Precedent and Consistency
The court bolstered its reasoning by referencing established precedents that interpret similar provisions in the Natural Gas Act. It noted that both acts share substantially identical language regarding the prohibition of retroactive rate changes. The court cited the Supreme Court's decision in Arkansas Louisiana Gas Co. v. Hall, which explicitly stated that the Commission could not alter rates retroactively once they had been deemed unreasonable. This precedent reinforced the notion that FERC must adhere strictly to the statutory framework and could not creatively reinterpret its powers to justify its actions. The court also referenced its own prior rulings, including Electrical District No. 1 v. FERC, which had similarly held that rates must be fixed prospectively rather than retroactively. This reliance on judicial interpretations of the statutes served to further establish the consistency of legal principles across related regulatory frameworks.

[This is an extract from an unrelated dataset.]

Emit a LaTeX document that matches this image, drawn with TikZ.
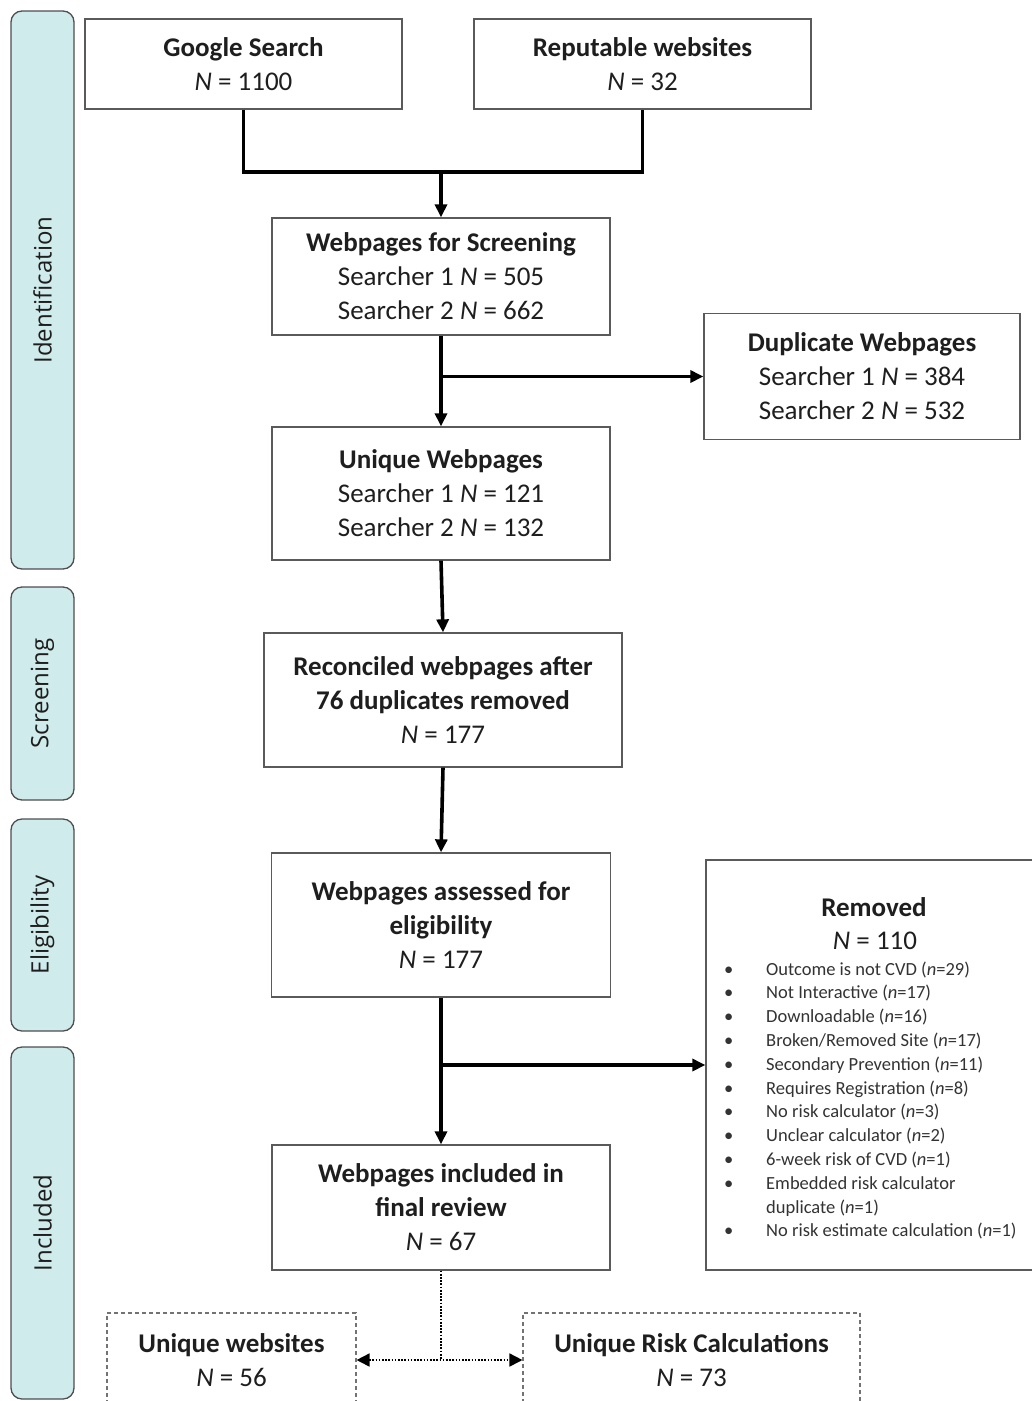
\documentclass[tikz,border=0pt]{standalone}
\usepackage{fontspec}
\setmainfont{Carlito}
\newfontfamily\bandfont{Open Sans}
\usetikzlibrary{arrows.meta,calc}
\definecolor{bandfill}{HTML}{D0EBEB}
\definecolor{bandline}{HTML}{4E4E4E}
\definecolor{boxline}{HTML}{5A5A5A}
\definecolor{txt}{HTML}{1E1E1E}
\definecolor{listtxt}{HTML}{333333}
\begin{document}
\begin{tikzpicture}[x=1pt,y=-1pt,
  band/.style={draw=bandline, line width=1.3pt, fill=bandfill, rounded corners=11pt,
    rotate=90, minimum height=63pt, inner sep=0pt, text=txt,
    font=\bandfont\fontsize{24}{28}\selectfont},
  box/.style={draw=boxline, line width=1.3pt, fill=white, align=center, inner sep=0pt,
    text=txt, font=\fontsize{27}{34}\selectfont},
  dbox/.style={box, draw=boxline!85, line width=1.1pt, dash pattern=on 4pt off 3pt},
  arr/.style={line width=3.6pt, -{Triangle[length=13pt,width=12pt]}},
  conn/.style={line width=3.6pt},
  dotline/.style={line width=1.7pt, dash pattern=on 1.7pt off 1.5pt},
  dotarr/.style={dotline, {Triangle[length=13pt,width=13pt]}-{Triangle[length=13pt,width=13pt]}}
]
\clip (0,0) rectangle (1032,1401);
\useasboundingbox (0,0) rectangle (1032,1401);

% side bands
\node[band, minimum width=558pt] (bid) at (42.5,290) {Identification};
\node[band, minimum width=213pt] (bsc) at (42.5,693.5) {Screening};
\node[band, minimum width=212pt] (bel) at (42.5,925) {Eligibility};
\node[band, minimum width=352pt] (bin) at (42.5,1223) {Included};

% boxes
\node[box, minimum width=317pt, minimum height=90pt] (google) at (243.5,64)
  {\textbf{Google Search}\\\textit{N} = 1100};
\node[box, minimum width=337pt, minimum height=90pt] (reput) at (642.5,64)
  {\textbf{Reputable websites}\\\textit{N} = 32};
\node[box, minimum width=338pt, minimum height=117pt] (wscreen) at (441,276.5)
  {\textbf{Webpages for Screening}\\Searcher 1 \textit{N} = 505\\Searcher 2 \textit{N} = 662};
\node[box, minimum width=316pt, minimum height=126pt] (dup) at (862,376.5)
  {\textbf{Duplicate Webpages}\\Searcher 1 \textit{N} = 384\\Searcher 2 \textit{N} = 532};
\node[box, minimum width=338pt, minimum height=133pt] (unique) at (441,493.5)
  {\textbf{Unique Webpages}\\Searcher 1 \textit{N} = 121\\Searcher 2 \textit{N} = 132};
\node[box, minimum width=358pt, minimum height=134pt] (recon) at (443,700)
  {\textbf{Reconciled webpages after}\\\textbf{76 duplicates removed}\\\textit{N} = 177};
\node[box, minimum width=339pt, minimum height=144pt] (assess) at (441,925)
  {\textbf{Webpages assessed for}\\\textbf{eligibility}\\\textit{N} = 177};
\node[box, minimum width=340pt, minimum height=410pt] (removed) at (876,1065) {};
\node[box, minimum width=338pt, minimum height=125pt] (included) at (441,1207.5)
  {\textbf{Webpages included in}\\\textbf{final review}\\\textit{N} = 67};
\node[dbox, minimum width=249pt, minimum height=94pt] (uweb) at (231.5,1360)
  {\textbf{Unique websites}\\\textit{N} = 56};
\node[dbox, minimum width=337pt, minimum height=94pt] (urisk) at (691.5,1360)
  {\textbf{Unique Risk Calculations}\\\textit{N} = 73};

% removed content
\node[anchor=base, inner sep=0pt, text=txt, font=\fontsize{27}{34}\selectfont] (rtitle) at (874,916) {\textbf{Removed}};
\node[anchor=base, inner sep=0pt, text=txt, font=\fontsize{27}{34}\selectfont] (rn) at (875,949) {\textit{N} = 110};
\node[anchor=base west, inner sep=0pt, text=listtxt, font=\fontsize{18.5}{23.8}\selectfont] (rlist) at (724,975)
{\begin{tabular}[t]{@{}p{42pt}@{}l@{}}
\textbullet & Outcome is not CVD (\textit{n}=29)\\
\textbullet & Not Interactive (\textit{n}=17)\\
\textbullet & Downloadable (\textit{n}=16)\\
\textbullet & Broken/Removed Site (\textit{n}=17)\\
\textbullet & Secondary Prevention (\textit{n}=11)\\
\textbullet & Requires Registration (\textit{n}=8)\\
\textbullet & No risk calculator (\textit{n}=3)\\
\textbullet & Unclear calculator (\textit{n}=2)\\
\textbullet & 6-week risk of CVD (\textit{n}=1)\\
\textbullet & Embedded risk calculator\\
 & duplicate (\textit{n}=1)\\
\textbullet & No risk estimate calculation (\textit{n}=1)
\end{tabular}};

% connectors
\coordinate (j1) at (441,172);
\draw[conn] (google.south) |- (j1) -| (reput.south);
\draw[arr] (j1) -- (wscreen.north);
\draw[arr] (wscreen.south) -- (unique.north);
\coordinate (b1) at (wscreen.south |- dup.west);
\draw[arr] (b1) -- (dup.west);
\draw[arr] (unique.south) -- (recon.north);
\draw[arr] (recon.south) -- (assess.north);
\draw[arr] (assess.south) -- (included.north);
\coordinate (b2) at (assess.south |- removed.west);
\draw[arr] (b2) -- (removed.west);
\coordinate (j2) at (included.south |- uweb.east);
\draw[dotline] (included.south) -- (j2);
\draw[dotarr] (uweb.east) -- (urisk.west);
\end{tikzpicture}
\end{document}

FERC's Arguments and Rebuttals
FERC attempted to justify its retroactive rate adjustment by arguing that recent changes in the statutory framework allowed for such actions. The agency pointed to § 206(b), which permits refunds in cases where rates were deemed excessive. However, the court clarified that this provision only applies to cases where a purchaser alleged they paid too much, not in situations where a seller claimed they were under-compensated. The cities involved in this case were not making payments exceeding what was deemed just and reasonable; rather, they were paying below that threshold. Thus, FERC’s argument based on § 206(b) was not applicable. The court further dismissed FERC's reliance on § 205 precedents, stating that the rules for complaints under § 206 were stricter, and therefore, FERC’s actions could not be justified under a different procedural framework. Overall, the court found FERC's justifications unpersuasive and inconsistent with the statutory mandate.
Conclusion and Remand
Ultimately, the court concluded that FERC exceeded its authority by applying new rates retroactively. It vacated the orders that allowed for retroactive rate increases and remanded the case back to FERC for further proceedings. The court instructed FERC to determine when the modified rates became legally effective, highlighting the importance of adhering to the statutory language and ensuring compliance with established legal interpretations. The remand was necessary to clarify the timeline for the new rates, particularly whether they were fixed at the time of the February 13, 2007 order or at a later date. The court's decision reinforced the principle that regulatory agencies must operate within the confines of the law, upholding the importance of statutory interpretation in administrative governance.